The Minnesota Department of Human Services lacks adequate controls to prevent, detect and investigate fraud in the state's child-care assistance program, according to a state Legislative Auditor report released Wednesday.
The 44-page report by the state's top internal watchdog, his office's second in a month, highlights deep structural problems in oversight of the Child Care Assistance Program, which paid $254 million in subsidies last year for approximately 30,000 children from low-income families.
The Office of the Legislative Auditor (OLA) found that the department and county agencies did not sufficiently use independent data sources to verify who was eligible for the program; had weak processes to validate provider billings; lacked the ability to consistently flag errors and recover improper payments; and had inadequate controls for licensing child care providers, among other findings.
The report expands on an OLA report issued last month which found that, despite multiple attempts to tighten enforcement in recent years, fraud remains a serious problem and legal barriers to prosecuting fraudulent providers still persist.

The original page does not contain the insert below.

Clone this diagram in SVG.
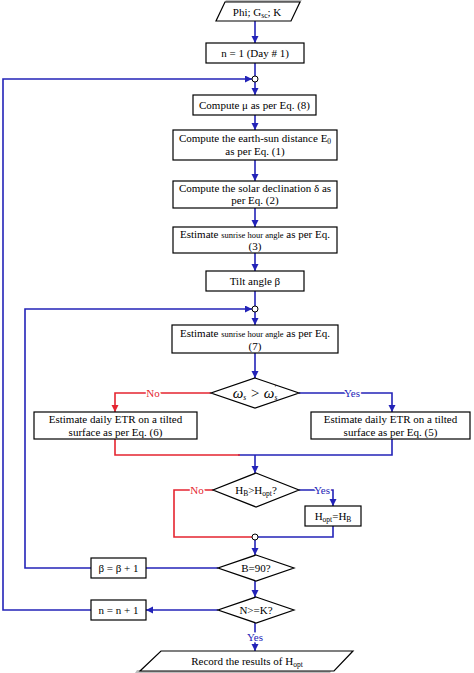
<svg xmlns="http://www.w3.org/2000/svg" width="474" height="673" viewBox="0 0 474 673">
<defs>
<style>
.box{fill:#fff;stroke:#000;stroke-width:1.2}
.t{font-family:"Liberation Serif","Times New Roman",serif;font-size:11px;fill:#000;text-anchor:middle}
.sm{font-size:8.5px}
.sub{font-size:7.5px}
.b{fill:none;stroke:#2323b8;stroke-width:1.6}
.r{fill:none;stroke:#e52530;stroke-width:1.6}
.lb{font-family:"Liberation Serif","Times New Roman",serif;font-size:11px;text-anchor:middle;paint-order:stroke;stroke:#fff;stroke-width:3}
.shadow{fill:#bdbdbd}
</style>
<marker id="ab" markerUnits="userSpaceOnUse" markerWidth="8" markerHeight="8" refX="7" refY="3.5" orient="auto"><path d="M0,0 L7,3.5 L0,7 z" fill="#2323b8"/></marker>
<marker id="ar" markerUnits="userSpaceOnUse" markerWidth="8" markerHeight="8" refX="7" refY="3.5" orient="auto"><path d="M0,0 L7,3.5 L0,7 z" fill="#e52530"/></marker>
</defs>
<rect width="474" height="673" fill="#fff"/>

<g id="connectors">
<path class="b" d="M255,21 V43" marker-end="url(#ab)"/>
<path class="b" d="M255,63 V76"/>
<path class="b" d="M255,82 V95" marker-end="url(#ab)"/>
<path class="b" d="M255,115 V130" marker-end="url(#ab)"/>
<path class="b" d="M255,160 V181" marker-end="url(#ab)"/>
<path class="b" d="M255,208 V227" marker-end="url(#ab)"/>
<path class="b" d="M255,253 V271" marker-end="url(#ab)"/>
<path class="b" d="M255,291 V306"/>
<path class="b" d="M255,312 V325" marker-end="url(#ab)"/>
<path class="b" d="M255,353 V378" marker-end="url(#ab)"/>
<path class="r" d="M211,393 H115 V412" marker-end="url(#ar)"/>
<path class="b" d="M299,393 H392 V412" marker-end="url(#ab)"/>
<path class="b" d="M392,439 V455 H238"/>
<path class="r" d="M115,439 V455 H240"/>
<path class="b" d="M255,455 V473" marker-end="url(#ab)"/>
<path class="r" d="M213,490 H174 V537 H253"/>
<path class="b" d="M299,490 H333 V506" marker-end="url(#ab)"/>
<path class="b" d="M333,526 V537 H258"/>
<path class="b" d="M255,540 V555" marker-end="url(#ab)"/>
<path class="b" d="M218,568 H146"/>
<path class="b" d="M91,568 H25 V309 H252" marker-end="url(#ab)"/>
<path class="b" d="M255,581 V597" marker-end="url(#ab)"/>
<path class="b" d="M218,610 H146" marker-end="url(#ab)"/>
<path class="b" d="M91,610 H3 V79 H252" marker-end="url(#ab)"/>
<path class="b" d="M255,623 V651" marker-end="url(#ab)"/>
<circle cx="255" cy="79" r="3" fill="#fff" stroke="#000" stroke-width="1"/>
<circle cx="255" cy="309" r="3" fill="#fff" stroke="#000" stroke-width="1"/>
<circle cx="255" cy="537" r="3" fill="#fff" stroke="#000" stroke-width="1"/>
<text class="lb" x="153" y="397" fill="#e52530">No</text>
<text class="lb" x="352" y="397" fill="#2323b8">Yes</text>
<text class="lb" x="197" y="494" fill="#e52530">No</text>
<text class="lb" x="322" y="494" fill="#2323b8">Yes</text>
<text class="lb" x="255" y="641" fill="#2323b8">Yes</text>
</g>

<g id="input">
<polygon class="shadow" points="226,0 302,0 300,3 224,3"/>
<polygon class="box" points="225,2 300,2 291,21 216,21"/>
<text class="t" x="257" y="16">Phi; G<tspan class="sub" dy="2">sc</tspan><tspan dy="-2">; K</tspan></text>
</g>
<g id="n1">
<rect class="box" x="206" y="43" width="98" height="20"/>
<text class="t" x="255" y="57">n = 1 (Day # 1)</text>
</g>
<g id="mu">
<rect class="box" x="193" y="95" width="123" height="20"/>
<text class="t" x="254.5" y="109">Compute μ as per Eq. (8)</text>
</g>
<g id="earthsun">
<rect class="box" x="173" y="130" width="164" height="30"/>
<text class="t" x="255" y="142">Compute the earth-sun distance E<tspan class="sub" dy="2">0</tspan></text>
<text class="t" x="255" y="155">as per Eq. (1)</text>
</g>
<g id="decl">
<rect class="box" x="173" y="181" width="164" height="27"/>
<text class="t" x="255" y="192">Compute the solar declination δ  as</text>
<text class="t" x="255" y="204">per Eq. (2)</text>
</g>
<g id="sunrise3">
<rect class="box" x="173" y="227" width="164" height="26"/>
<text class="t" x="255" y="238">Estimate <tspan class="sm">sunrise hour angle</tspan> as per Eq.</text>
<text class="t" x="255" y="250">(3)</text>
</g>
<g id="tilt">
<rect class="box" x="206" y="271" width="98" height="20"/>
<text class="t" x="255" y="285">Tilt angle β</text>
</g>
<g id="sunrise7">
<rect class="box" x="172" y="325" width="166" height="28"/>
<text class="t" x="255" y="337">Estimate <tspan class="sm">sunrise hour angle</tspan> as per Eq.</text>
<text class="t" x="255" y="350">(7)</text>
</g>
<g id="omega">
<polygon class="box" points="255,378 299,393 255,408 211,393"/>
<text class="t" x="255" y="398" font-style="italic" style="font-size:15px">ω<tspan class="sub" dy="2">s</tspan><tspan dy="-2"> &gt; ω</tspan><tspan class="sub" dy="2">s</tspan><tspan class="sub" dx="-3" dy="-9">'</tspan></text>
</g>
<g id="etr6">
<rect class="box" x="34" y="412" width="163" height="27"/>
<text class="t" x="115.5" y="423">Estimate daily ETR on a tilted</text>
<text class="t" x="115.5" y="436">surface as per Eq. (6)</text>
</g>
<g id="etr5">
<rect class="box" x="311" y="412" width="159" height="27"/>
<text class="t" x="390.5" y="423">Estimate daily ETR on a tilted</text>
<text class="t" x="390.5" y="436">surface as per Eq. (5)</text>
</g>
<g id="hbcheck">
<polygon class="box" points="256,473 299,490 256,507 213,490"/>
<text class="t" x="256" y="494">H<tspan class="sub" dy="2">B</tspan><tspan dy="-2">&gt;H</tspan><tspan class="sub" dy="2">opt</tspan><tspan dy="-2">?</tspan></text>
</g>
<g id="hopt">
<rect class="box" x="305" y="506" width="56" height="20"/>
<text class="t" x="333" y="520">H<tspan class="sub" dy="2">opt</tspan><tspan dy="-2">=H</tspan><tspan class="sub" dy="2">B</tspan></text>
</g>
<g id="b90">
<polygon class="box" points="256,555 294,568 256,581 218,568"/>
<text class="t" x="256" y="572">B=90?</text>
</g>
<g id="betainc">
<rect class="box" x="91" y="558" width="55" height="20"/>
<text class="t" x="118.5" y="572">β = β + 1</text>
</g>
<g id="nk">
<polygon class="box" points="256,597 294,610 256,623 218,610"/>
<text class="t" x="256" y="614">N&gt;=K?</text>
</g>
<g id="ninc">
<rect class="box" x="91" y="600" width="55" height="20"/>
<text class="t" x="118.5" y="614">n = n + 1</text>
</g>
<g id="record">
<polygon class="shadow" points="137,670 332,670 330,673 135,673"/>
<polygon class="box" points="161,651 353,651 334,671 140,671"/>
<text class="t" x="247" y="665">Record the results of  H<tspan class="sub" dy="2">opt</tspan></text>
</g>
</svg>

In a statement Wednesday, Human Services Commissioner Tony Lourey said the recommendations "provide a road map for our work." He noted that his agency has already taken steps toward better fraud detection, including developing an electronic attendance and billing system. The agency is seeking other powers — including funding for a new case-tracking system and the ability to monitor new day-care centers more frequently — from the state Legislature.
"We need the Legislature to act by giving us the resources and authority to implement changes," Lourey said.
In some high-profile cases from recent years, parents received cash payments, or kickbacks, from child care centers in return for enrolling their children. Day care providers have also been caught on camera routinely billing the state for days when children were not in attendance, including holidays, and then submitting falsified attendance records.
The legislative auditor was unable to reach a reliable estimate of overall fraud in the program, but concluded that it was more than the $5 million to $6 million that county prosecutors have been able to prove in several cases during the past several years. An independent consulting firm hired by the Department of Human Services estimated that since 2013, about 7% of payments were made to centers that used fraudulent billing practices, totaling $72 million over five years.